IMPRUNETA – L'auto è comparsa in tarda mattinata di oggi, giovedì 14 settembre. Un'utilitaria grigia. Gli occupanti hanno appoggiato sul suo cruscotto un cartello eloquente: "No prostitute Impruneta".
NEL CUORE DELLA PROSTITUZIONE NEL CHIANTI
Siamo lungo la via Chiantigiana, fra i Falciani e il Ferrone, poco prima del bivio per Impruneta (via di Cappello).
Qui è il vero e proprio "epicentro" della prostituzione nel territorio chiantigiano: ogni giono almeno sei-sette ragazze, molto spesso di origine nigeriana, raggiungono questa zona per vendersi ai clienti. Lungo la strada principale o sul ponte della strada che poi sale verso Luiano e Mercatale.
Hanno spazi nel bosco, vecchi materassi buttati qua e là. Molto spesso salgono sulle auto con i clienti. Che poi le riportano a domicilio.
L'AUTO – Lungo la via Chiantigiana verso il Ferrone
Tutto intorno rifiuti di ogni genere: dei pasti e dei… rapporti consumati così, in fretta, in mezzo alle piante o in qualche casale diroccato nei dintorni.
Una situazione che le amministrazioni comunali di San Casciano, Impruneta e Greve in Chianti hanno cercato di arginare con una ordinanza "punisci clienti".
Tutto inutile, il fenomeno non è stato neanche scalfito. Da qui la protesta singola: siamo andati a vedere di cosa si trattasse.
LA PROTESTA DI ROSA E MICHELE
Quello che abbiamo trovato ci ha sorpreso. Siamo di fronte a una coppia, Rosa e il suo compagno Michele, che da ieri hanno deciso che era arrivato il momento di dire basta. E dirlo pubblicamente, piazzandosi lungo la strada. Come loro.

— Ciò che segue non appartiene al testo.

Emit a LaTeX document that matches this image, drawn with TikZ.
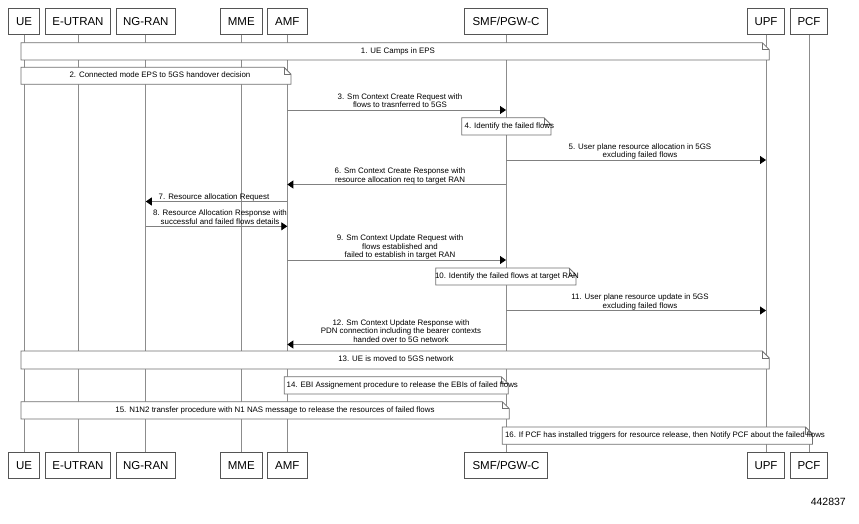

Ci chiedono solo di non fotografarli in volto. E ovviamente acconsentiamo. Ci affacciamo al finestrino. Dentro l'auto fa caldo. Il cruscotto è oscurato dal cartello: dalla parte dei campi un foulard mitiga il sole sul vetro.
Vivono a pochi metri, qua sopra. Rosa ha con sé una rivista per passare un po' il tempo. Michele si guarda attorno un po' preoccupato. Anche perché non si sa se le ragazze "lavorano" da sole o hanno un protettore.
Mentre stiamo parlando sfrecciano auto e tir. Una Fiat Seicento bianca, con un uomo a bordo, passa più volte. Si ferma davanti all'unica ragazza rimasta, a una cinquantina di metri. Parlano dal finestrino.
Suggeriamo a Rosa e Michele di avvisare i carabinieri e prendere il numero di targa. Non si sa mai.
Poi ci facciamo raccontare la storia: "Di giorno abbiamo deciso di vivere qua. Siamo stremati e disperati, è la nostra ultima forma di protesta che avevamo a disposizione".
Anche perché, dice Rosa, "ho parlato per mesi con polizia locale, carabinieri, sindaco, nessuno ha fatto niente. Ho tutto scritto e documentato".
"Non entrano nella nostra proprietà – prosegue Rosa – ma sono qua da oltre 10 anni, mia madre è morta 12 anni fa e già c'erano. Sono l'evidenza di un degrado morale (pensate a quando invito le persone a casa mia) e, per noi, anche un danno economico che non riusciamo più a sostenere".
Sì perché, dice Rosa concludendo, "si abbassa il valore della casa, che abbiamo cercato di vendere invano. Stiamo qui a oltranza: è un atto di disperazione".